IMPORT/EXPORT

Port Clerks Get Early Start on Contract Negotiations

It seems like only yesterday that the ports of Los Angeles and Long Beach were clogged with container ships after contract negotiations with the workers of the International Longshore and Warehouse Union dragged on for nine months.

Many manufacturers and retailers lost millions of dollars when time-sensitive merchandise for the holiday season never made it on time to store shelves as port activity up and down the West Coast was affected.

Now the office clerks at the ports of Los Angeles and Long Beach are negotiating a new five-year contract to replace the current contract, which expires on June 30, 2016, with the Harbor Employers Association.

Starting eight months before the contract ends might be a good start, but the clerks’ last contract negotiations with shipping lines and terminal operators lasted for two years. The process is complicated because individual negotiations take place between 15 shipping lines and terminal operators at the two ports.

Nonetheless, major progress has been made since the bargaining started on Oct. 26, said John Fageaux, president of the Office Clerks Unit of ILWU Local 63.

Contract talks have already wrapped up with three of the 15 parties, Fageaux said. “So far, there has been mutual interest in getting the deal done to provide that security that everyone is looking for,” he said. “We were able to sit down and work out a deal that is fair for both sides.”

The new contracts’ terms will not be revealed until everyone in the 900-strong clerks’ union ratifies the contract. The office clerks handle much of the vital paperwork needed to process goods through the ports. The clerks handle bills of lading and documents to transfer cargo containers from the ships to railcars and trucks among other things.

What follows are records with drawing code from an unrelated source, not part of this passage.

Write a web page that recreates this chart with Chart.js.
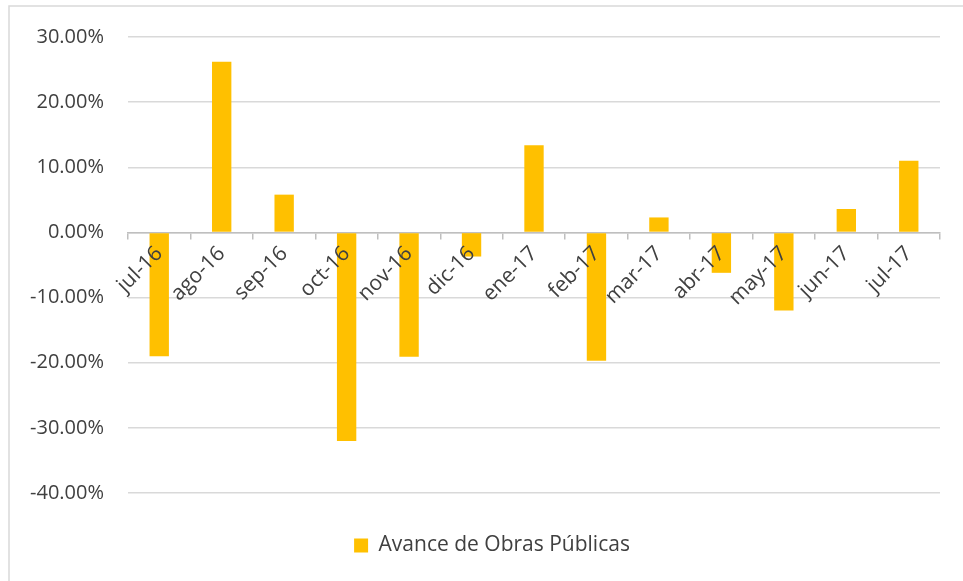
<!DOCTYPE html>
<html>
<head>
<meta charset="utf-8">
<script src="https://cdn.jsdelivr.net/npm/chart.js@4/dist/chart.umd.min.js"></script>
<style>
  html, body { margin: 0; padding: 0; background: #ffffff; }
  #wrap { position: relative; width: 963px; height: 581px; }
</style>
</head>
<body>
<div id="wrap"><canvas id="chart" width="963" height="581"></canvas></div>
<script>
// Monthly change in public works progress
const months = ['jul-16', 'ago-16', 'sep-16', 'oct-16', 'nov-16', 'dic-16', 'ene-17',
                'feb-17', 'mar-17', 'abr-17', 'may-17', 'jun-17', 'jul-17'];
const avanceObras = [-19.0, 26.2, 5.8, -32.0, -19.1, -3.7, 13.4, -19.7, 2.3, -6.2, -12.0, 3.6, 11.0];
const yTicks = [-40, -30, -20, -10, 0, 10, 20, 30];
const seriesName = 'Avance de Obras Públicas';

const FONT = '"Open Sans", Lato, sans-serif';
const TEXT = '#404040';

// thin frame along the top and left edge of the chart object
const framePlugin = {
  id: 'frame',
  beforeDraw(chart) {
    const ctx = chart.ctx;
    ctx.save();
    ctx.strokeStyle = '#d9d9d9';
    ctx.lineWidth = 1.5;
    ctx.beginPath();
    ctx.moveTo(9, chart.height);
    ctx.lineTo(9, 6);
    ctx.lineTo(chart.width, 6);
    ctx.stroke();
    ctx.restore();
  }
};

// centre the legend under the whole frame rather than the padded area
const legendShift = {
  id: 'legendShift',
  afterLayout(chart) {
    if (chart.legend) {
      chart.legend.left += 22;
      chart.legend.right += 22;
      chart.legend.top += 1;
      chart.legend.bottom += 1;
    }
  }
};

new Chart(document.getElementById('chart'), {
  type: 'bar',
  data: {
    labels: months,
    datasets: [{
      label: seriesName,
      data: avanceObras,
      backgroundColor: '#FFC000',
      borderWidth: 0,
      barPercentage: 0.31,
      categoryPercentage: 1.0
    }]
  },
  options: {
    responsive: false,
    animation: false,
    layout: { padding: { top: 37, right: 23, bottom: 16, left: 0 } },
    plugins: {
      legend: {
        position: 'bottom',
        labels: {
          boxWidth: 14,
          boxHeight: 14,
          padding: 41,
          color: TEXT,
          font: { family: FONT, size: 21 }
        }
      },
      tooltip: { enabled: false }
    },
    scales: {
      x: {
        position: { y: 0 },
        z: 1,
        offset: true,
        grid: {
          offset: true,
          drawOnChartArea: false,
          drawTicks: true,
          tickLength: 6,
          color: '#bfbfbf',
          lineWidth: 1.5
        },
        border: { display: true, color: '#bfbfbf', width: 1.5 },
        ticks: {
          z: 1,
          minRotation: 45,
          maxRotation: 45,
          autoSkip: false,
          padding: 3,
          color: TEXT,
          font: { family: FONT, size: 21 }
        },
        afterFit(scale) { scale.height = 0; }
      },
      y: {
        min: -40,
        max: 30,
        afterBuildTicks(scale) { scale.ticks = yTicks.map(v => ({ value: v })); },
        grid: { color: '#d9d9d9', lineWidth: 1.5, drawTicks: false },
        border: { display: false },
        ticks: {
          padding: 24,
          color: TEXT,
          font: { family: FONT, size: 20 },
          callback: v => v.toFixed(2) + '%'
        },
        afterFit(scale) { scale.width = 128; }
      }
    }
  },
  plugins: [framePlugin, legendShift]
});
</script>
</body>
</html>
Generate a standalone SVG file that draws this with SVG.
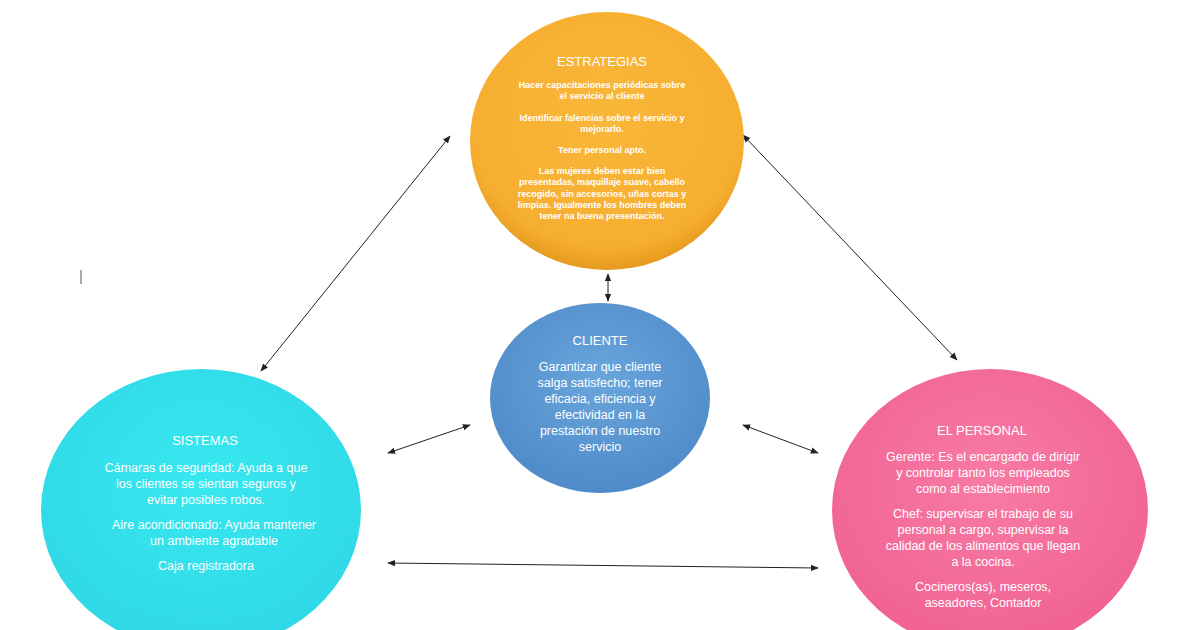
<svg xmlns="http://www.w3.org/2000/svg" width="1200" height="630" viewBox="0 0 1200 630">
<style>
text{font-family:"Liberation Sans",Arial,sans-serif;fill:#fff;text-anchor:middle}
.t{font-size:13px}.s{font-size:9px;font-weight:bold}.m{font-size:12.5px}
.c{stroke:#222;stroke-width:1;fill:none;marker-start:url(#a);marker-end:url(#a)}
</style>
<defs>
<marker id="a" viewBox="0 0 10 10" refX="9" refY="5" markerWidth="8" markerHeight="8" orient="auto-start-reverse"><path d="M0,1L10,5L0,9z" fill="#222"/></marker>
<radialGradient id="go" cx="0.5" cy="0.4" r="0.6"><stop offset="0" stop-color="#f9b73a"/><stop offset="0.85" stop-color="#f6ae30"/><stop offset="1" stop-color="#e49a1e"/></radialGradient>
<radialGradient id="gb" cx="0.5" cy="0.4" r="0.6"><stop offset="0" stop-color="#6aa5dc"/><stop offset="1" stop-color="#4f8bc9"/></radialGradient>
<radialGradient id="gc" cx="0.5" cy="0.4" r="0.6"><stop offset="0" stop-color="#38e8f0"/><stop offset="1" stop-color="#2fd8e6"/></radialGradient>
<radialGradient id="gp" cx="0.5" cy="0.4" r="0.6"><stop offset="0" stop-color="#f87ba5"/><stop offset="1" stop-color="#f06292"/></radialGradient>
</defs>
<rect width="1200" height="630" fill="#fff"/>
<line x1="81" y1="270" x2="81" y2="284" stroke="#555"/>
<g id="connectors">
<line class="c" x1="261" y1="371" x2="450" y2="136"/>
<line class="c" x1="743" y1="135" x2="957" y2="360"/>
<line class="c" x1="608" y1="274" x2="608" y2="301"/>
<line class="c" x1="388" y1="453" x2="470" y2="425"/>
<line class="c" x1="743" y1="425" x2="818" y2="453"/>
<line class="c" x1="388" y1="563" x2="818" y2="568"/>
</g>
<g id="estrategias">
<ellipse cx="607" cy="141" rx="137" ry="129" fill="url(#go)"/>
<text class="t" x="602" y="66">ESTRATEGIAS</text>
<text class="s"><tspan x="602" y="88">Hacer capacitaciones periódicas sobre</tspan><tspan x="602" y="99">el servicio al cliente</tspan><tspan x="602" y="121">Identificar falencias sobre el servicio y</tspan><tspan x="602" y="132">mejorarlo.</tspan><tspan x="602" y="153">Tener personal apto.</tspan><tspan x="602" y="174">Las mujeres deben estar bien</tspan><tspan x="602" y="185">presentadas, maquillaje suave, cabello</tspan><tspan x="602" y="197">recogido, sin accesorios, uñas cortas y</tspan><tspan x="602" y="208">limpias. Igualmente los hombres deben</tspan><tspan x="602" y="219">tener na buena presentación.</tspan></text>
</g>
<g id="cliente">
<ellipse cx="600" cy="398" rx="110" ry="95" fill="url(#gb)"/>
<text class="t" x="600" y="345">CLIENTE</text>
<text class="m"><tspan x="600" y="371">Garantizar que cliente</tspan><tspan x="600" y="387">salga satisfecho; tener</tspan><tspan x="600" y="403">eficacia, eficiencia y</tspan><tspan x="600" y="419">efectividad en la</tspan><tspan x="600" y="435">prestación de nuestro</tspan><tspan x="600" y="451">servicio</tspan></text>
</g>
<g id="sistemas">
<ellipse cx="201" cy="510" rx="160" ry="141" fill="url(#gc)"/>
<text class="t" x="205" y="445">SISTEMAS</text>
<text class="m"><tspan x="206" y="472">Cámaras de seguridad: Ayuda a que</tspan><tspan x="206" y="488">los clientes se sientan seguros y</tspan><tspan x="206" y="504">evitar posibles robos.</tspan><tspan x="214" y="529">Aire acondicionado: Ayuda mantener</tspan><tspan x="214" y="545">un ambiente agradable</tspan><tspan x="206" y="570">Caja registradora</tspan></text>
</g>
<g id="personal">
<ellipse cx="990" cy="510" rx="158" ry="141" fill="url(#gp)"/>
<text class="t" x="982" y="435">EL PERSONAL</text>
<text class="m"><tspan x="983" y="461">Gerente: Es el encargado de dirigir</tspan><tspan x="983" y="477">y controlar tanto los empleados</tspan><tspan x="983" y="493">como al establecimiento</tspan><tspan x="983" y="518">Chef: supervisar el trabajo de su</tspan><tspan x="983" y="534">personal a cargo, supervisar la</tspan><tspan x="983" y="550">calidad de los alimentos que llegan</tspan><tspan x="983" y="566">a la cocina.</tspan><tspan x="983" y="591">Cocineros(as), meseros,</tspan><tspan x="983" y="607">aseadores, Contador</tspan></text>
</g>
</svg>
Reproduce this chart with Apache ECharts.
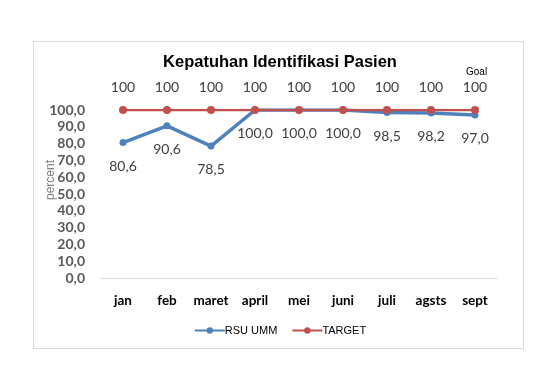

When the clerks’ last drawn-out negotiations went beyond the contracts’ deadline, they continued to work but at one point staged a strike in 2012 marked by a picket line keeping other unionized workers out.

The clerks’ negotiations come on the heels of contract negotiations that concluded earlier this year with more than 20,000 longshore workers represented by the ILWU at 29 West Coast ports.

Those nine months of negotiations put a major kink in getting merchandise to the docks for the critical holiday season. Because cargo was taking so long to be unloaded at the Port of Los Angeles and the Port of Long Beach—due to work slowdowns and chassis shortages—cargo-container ships were stacked up beyond the ports’ breakwater waiting for empty berths.

In February, a new five-year contract was agreed upon and ratified in May, clearing the way for port activity to return to normal.